List all lines of the data containing the word "matplotlib".
:: INPUT MATERIAL ::
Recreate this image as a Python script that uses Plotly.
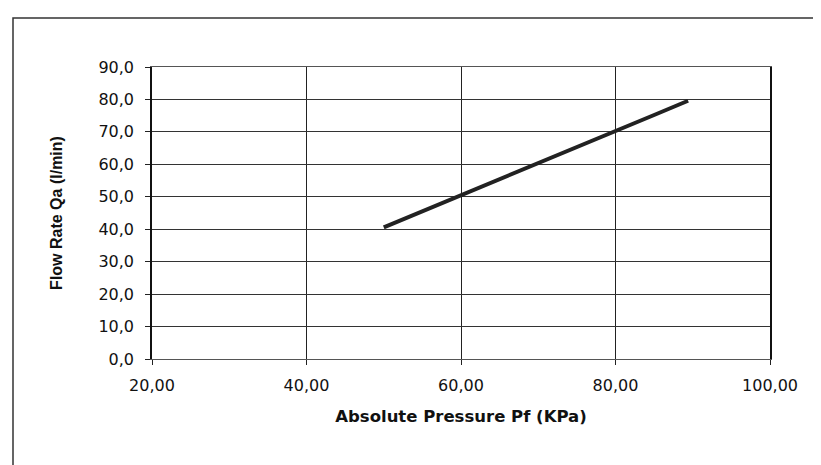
import plotly.graph_objects as go

pressure = [50.0, 55.0, 60.0, 65.0, 70.0, 75.0, 80.0, 85.0, 89.4]
flow_rate = [40.6, 45.5, 50.5, 55.4, 60.3, 65.3, 70.2, 75.2, 79.6]

x_title = "Absolute Pressure Pf (KPa)"
y_title = "Flow Rate Qa (l/min)"

W, H = 821, 465
L, R, T, B = 144, 762, 59, 351

fig = go.Figure()
fig.add_trace(go.Scatter(
    x=pressure, y=flow_rate, mode="lines",
    line=dict(color="#222222", width=4),
    showlegend=False,
))

tick_font = dict(family="DejaVu Sans, Liberation Sans, Arial, sans-serif", color="#111111", size=16)

fig.update_layout(
    width=W, height=H,
    margin=dict(l=L, r=W - R, t=T, b=H - B),
    paper_bgcolor="white", plot_bgcolor="white",
    separators=", ",
    font=dict(family="Liberation Sans, Arial, sans-serif", color="#111111", size=14),
    xaxis=dict(
        range=[20, 100], dtick=20, tick0=20, tickformat=".2f",
        showgrid=True, gridcolor="#222222", gridwidth=1,
        ticks="outside", ticklen=5, tickcolor="#222222",
        showline=True, linecolor="#555555", linewidth=1, mirror=True,
        zeroline=False,
        tickfont=tick_font,
        ticklabelstandoff=7,
        title=dict(text="<b>" + x_title + "</b>", standoff=16,
                   font=dict(family="DejaVu Sans, Liberation Sans, sans-serif", size=16.5, color="#111111")),
    ),
    yaxis=dict(
        range=[0, 90], dtick=10, tick0=0, tickformat=".1f",
        showgrid=True, gridcolor="#333333", gridwidth=1,
        ticks="outside", ticklen=5, tickcolor="#222222",
        showline=True, linecolor="#111111", linewidth=1.5, mirror=True,
        zeroline=False,
        tickfont=tick_font,
        ticklabelstandoff=8,
        title=dict(text="<b>" + y_title + "</b>", standoff=32,
                   font=dict(family="Liberation Sans, Arial, sans-serif", size=16, color="#111111")),
    ),
)

# outer chart border (partially cut off at right and bottom)
def px_to_paper_x(px):
    return (px - L) / (R - L)

def px_to_paper_y(py):
    return (B - py) / (B - T)

fig.add_shape(
    type="rect", xref="paper", yref="paper",
    x0=px_to_paper_x(5), x1=px_to_paper_x(835),
    y0=px_to_paper_y(480), y1=px_to_paper_y(10),
    line=dict(color="#333333", width=1.5),
    fillcolor="rgba(0,0,0,0)", layer="below",
)

fig.write_html("out.html")
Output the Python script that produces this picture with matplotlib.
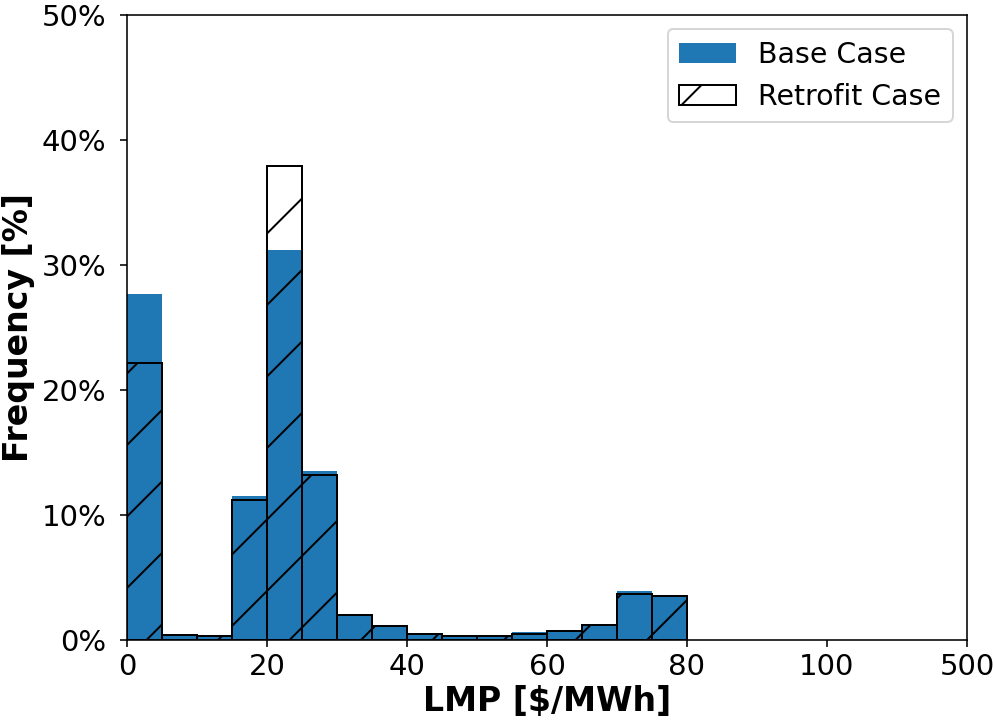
import numpy as np
import matplotlib
matplotlib.use('Agg')
import matplotlib.pyplot as plt
from matplotlib.patches import Patch
from matplotlib.ticker import PercentFormatter
from matplotlib.backend_bases import GraphicsContextBase

# weitere Schraffur (wie im Original)
_hatch_path = GraphicsContextBase.get_hatch_path
GraphicsContextBase.get_hatch_path = lambda self, density=6.0: _hatch_path(self, density=4.0)
plt.rcParams['hatch.linewidth'] = 1.0

# LMP-Klassen (Breite 5 $/MWh)
bin_left = [0, 5, 10, 15, 20, 25, 30, 35, 40, 45, 50, 55, 60, 65, 70, 75]
bin_width = 5

# Haeufigkeiten in %
base_case = [27.7, 0.5, 0.4, 11.5, 31.2, 13.5, 2.0, 1.2, 0.6, 0.4, 0.4, 0.65, 0.8, 1.2, 3.9, 3.6]
retrofit_case = [22.2, 0.4, 0.35, 11.2, 37.9, 13.2, 2.0, 1.15, 0.5, 0.35, 0.3, 0.5, 0.7, 1.2, 3.65, 3.5]

# x-Achse: letzte Marke steht fuer 500
tick_pos = [0, 20, 40, 60, 80, 100, 120]
tick_labels = ['0', '20', '40', '60', '80', '100', '500']

dpi = 143
fig = plt.figure(figsize=(993/dpi, 727/dpi), dpi=dpi)
ax = fig.add_axes([127/993, 1 - 640/727, 840/993, 625/727])

ax.bar(bin_left, base_case, width=bin_width, align='edge', color='#1f77b4')
ax.bar(bin_left, retrofit_case, width=bin_width, align='edge', fill=False,
       edgecolor='black', hatch='/', linewidth=1.0)

ax.set_xlim(0, 120)
ax.set_ylim(0, 50)
ax.set_xticks(tick_pos)
ax.set_xticklabels(tick_labels)
ax.set_yticks([0, 10, 20, 30, 40, 50])
ax.yaxis.set_major_formatter(PercentFormatter(decimals=0))
ax.tick_params(axis='x', labelsize=14.7, pad=3)
ax.tick_params(axis='y', labelsize=14.7, pad=7)

ax.set_xlabel('LMP [$/MWh]', fontsize=16.7, fontweight='bold', labelpad=2)
ax.set_ylabel('Frequency [%]', fontsize=16.7, fontweight='bold', labelpad=3)

handles = [Patch(facecolor='#1f77b4', label='Base Case'),
           Patch(facecolor='white', edgecolor='black', hatch='/', label='Retrofit Case')]
ax.legend(handles=handles, loc='upper right', fontsize=14.3)

fig.savefig('out.png', dpi=dpi)
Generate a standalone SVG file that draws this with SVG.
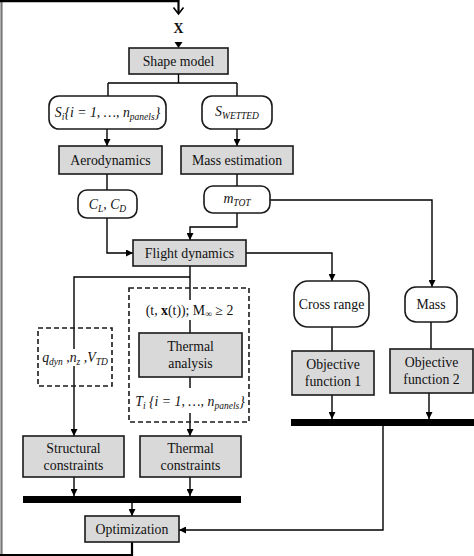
<svg xmlns="http://www.w3.org/2000/svg" width="474" height="556" viewBox="0 0 474 556">
<defs>
<marker id="arr" viewBox="0 0 10 10" refX="10" refY="5" markerWidth="7" markerHeight="7" markerUnits="userSpaceOnUse" orient="auto">
<path d="M0,0 L10,5 L0,10 z" fill="#000"/>
</marker>
<style>
.box{fill:#d9d9d9;stroke:#1a1a1a;stroke-width:1.6}
.rbox{fill:#fff;stroke:#1a1a1a;stroke-width:1.6}
.dash{fill:none;stroke:#1a1a1a;stroke-width:1.6;stroke-dasharray:5,3}
.ln{fill:none;stroke:#000;stroke-width:1.4}
.ar{fill:none;stroke:#000;stroke-width:1.4;marker-end:url(#arr)}
text{font-family:"Liberation Serif","Times New Roman",serif;font-size:13.8px;fill:#111;text-anchor:middle}
.it{font-style:italic}
.sub{font-size:9.5px}
</style>
</defs>
<rect width="474" height="556" fill="#fff"/>

<g id="connectors">
<line x1="1.5" y1="0" x2="1.5" y2="556" stroke="#777" stroke-width="2.2"/>
<path d="M0,1.2 H178.5 V13" fill="none" stroke="#000" stroke-width="2.2"/>
<path d="M173.5,7.5 L178.5,14 L183.5,7.5" fill="none" stroke="#000" stroke-width="1.6"/>
<path d="M174.5,42 L182.5,42 L178.5,48 z" fill="#000"/>
<path class="ln" d="M178.5,74 V83 M108,83 H237 M108,83 V96 M237,83 V96"/>
<path class="ar" d="M107,129 V146"/>
<path class="ar" d="M237,129 V146"/>
<path class="ln" d="M107,174 V190 M237,174 V186"/>
<path class="ar" d="M107,218 V253 H133"/>
<path class="ar" d="M237,213 V227 H190 V240"/>
<path class="ar" d="M270,200 H432 V287"/>
<path class="ar" d="M246,253 H332 V281"/>
<path class="ln" d="M190,266 V300 M190,277 H74 V349"/>
<path class="ar" d="M74,366 V436"/>
<path class="ln" d="M190,320 V333 M190,377 V388"/>
<path class="ar" d="M190,413 V436"/>
<path class="ar" d="M74,477 V496"/>
<path class="ar" d="M190,477 V496"/>
<rect x="23" y="496" width="218" height="7" fill="#000"/>
<path class="ar" d="M132,503 V516"/>
<path class="ln" d="M332,327 V351 M431,322 V349"/>
<path class="ar" d="M332,395 V419"/>
<path class="ar" d="M429,393 V419"/>
<rect x="291" y="419" width="183" height="7" fill="#000"/>
<path class="ar" d="M383,426 V530 H179"/>
<path d="M132,542 V555 H0" fill="none" stroke="#000" stroke-width="2.2"/>
</g>

<g id="x-label"><text x="178.5" y="33" font-weight="bold" font-size="14px">X</text></g>

<g id="shape-model"><rect class="box" x="129" y="48" width="99" height="26"/><text x="178.5" y="66">Shape model</text></g>

<g id="si"><rect class="rbox" x="49" y="96" width="117" height="33" rx="10"/>
<text x="107.5" y="117" class="it" font-size="14px">S<tspan class="sub" dy="3">i</tspan><tspan dy="-3">{i = 1, …, n</tspan><tspan class="sub" dy="3">panels</tspan><tspan dy="-3">}</tspan></text></g>

<g id="swetted"><rect class="rbox" x="202" y="96" width="70" height="33" rx="10"/>
<text x="237" y="116" class="it" font-size="14px">S<tspan class="sub" dy="3">WETTED</tspan></text></g>

<g id="aero"><rect class="box" x="59" y="146" width="103" height="28"/><text x="110.5" y="165">Aerodynamics</text></g>

<g id="mass-est"><rect class="box" x="181" y="146" width="112" height="28"/><text x="237" y="165">Mass estimation</text></g>

<g id="cl-cd"><rect class="rbox" x="78" y="190" width="59" height="28" rx="9"/>
<text x="107.5" y="209" class="it" font-size="14px">C<tspan class="sub" dy="3">L</tspan><tspan dy="-3">, C</tspan><tspan class="sub" dy="3">D</tspan></text></g>

<g id="mtot"><rect class="rbox" x="204" y="186" width="66" height="27" rx="9"/>
<text x="237" y="203" class="it" font-size="14px">m<tspan class="sub" dy="3">TOT</tspan></text></g>

<g id="flight-dyn"><rect class="box" x="133" y="240" width="113" height="26"/><text x="189.5" y="258">Flight dynamics</text></g>

<g id="loads"><rect class="dash" x="38" y="328" width="74" height="58"/>
<text x="75" y="362" class="it" font-size="14px">q<tspan class="sub" dy="3">dyn</tspan><tspan dy="-3"> ,n</tspan><tspan class="sub" dy="3">z</tspan><tspan dy="-3"> ,V</tspan><tspan class="sub" dy="3">TD</tspan></text></g>

<g id="thermal-group"><rect class="dash" x="129" y="288" width="120" height="134"/>
<text x="189.5" y="315">(t, <tspan font-weight="bold">x</tspan>(t)); M<tspan class="sub" dy="2">∞</tspan><tspan dy="-2"> ≥ 2</tspan></text>
<rect class="box" x="139" y="333" width="103" height="44"/>
<text x="190.5" y="351">Thermal</text><text x="190.5" y="368">analysis</text>
<text x="190" y="406" class="it" font-size="14px">T<tspan class="sub" dy="3">i</tspan><tspan dy="-3"> {i = 1, …, n</tspan><tspan class="sub" dy="3">panels</tspan><tspan dy="-3">}</tspan></text></g>

<g id="cross-range"><rect class="rbox" x="294" y="281" width="75" height="46" rx="14"/><text x="331.5" y="309">Cross range</text></g>

<g id="mass"><rect class="rbox" x="405" y="287" width="52" height="35" rx="11"/><text x="431" y="309">Mass</text></g>

<g id="obj1"><rect class="box" x="292" y="351" width="82" height="44"/><text x="333" y="369">Objective</text><text x="333" y="386">function  1</text></g>

<g id="obj2"><rect class="box" x="390" y="349" width="83" height="44"/><text x="431.5" y="367">Objective</text><text x="431.5" y="384">function  2</text></g>

<g id="struct-c"><rect class="box" x="23" y="436" width="101" height="41"/><text x="73.5" y="453">Structural</text><text x="73.5" y="470">constraints</text></g>

<g id="therm-c"><rect class="box" x="140" y="436" width="101" height="41"/><text x="190.5" y="453">Thermal</text><text x="190.5" y="470">constraints</text></g>

<g id="optim"><rect class="box" x="85" y="516" width="94" height="26"/><text x="132" y="534">Optimization</text></g>
</svg>
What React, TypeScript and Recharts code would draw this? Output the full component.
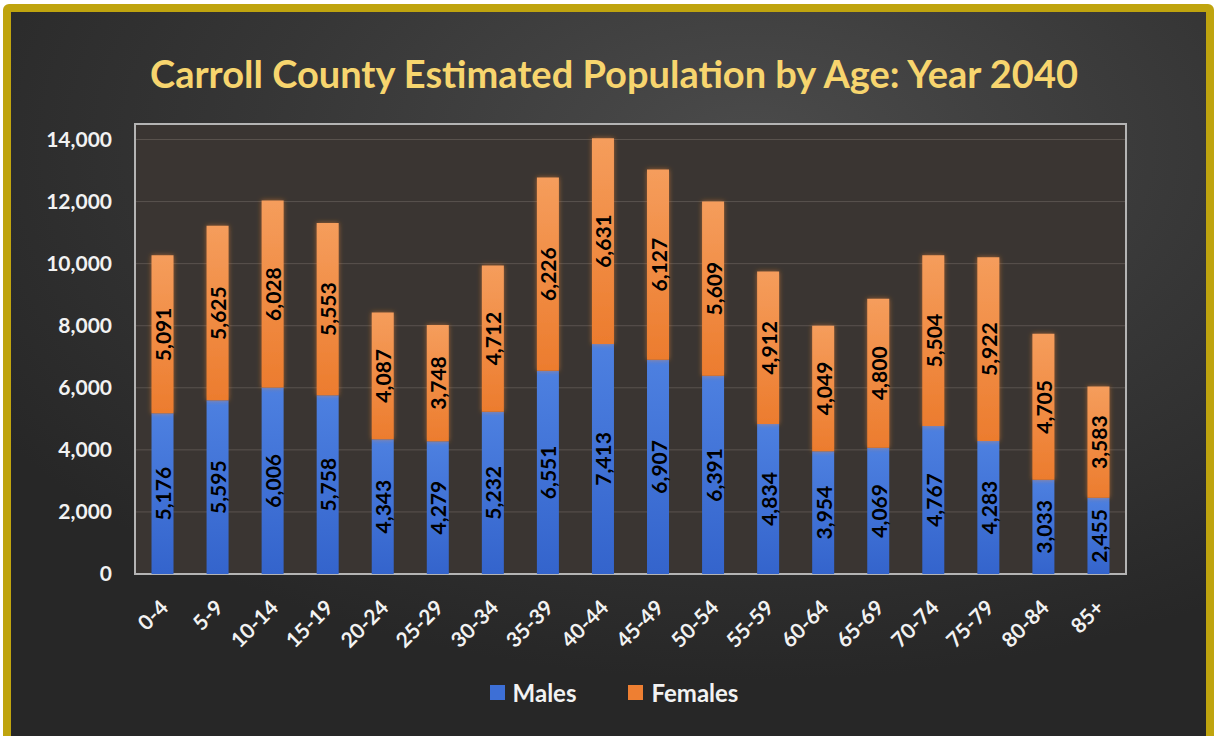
:::
CORRECT RESPONSE ▸
Output the Python script that produces this picture with matplotlib.
import matplotlib
matplotlib.use('Agg')
import matplotlib.pyplot as plt
from matplotlib.patches import Patch
from matplotlib.ticker import PercentFormatter
from matplotlib.backend_bases import GraphicsContextBase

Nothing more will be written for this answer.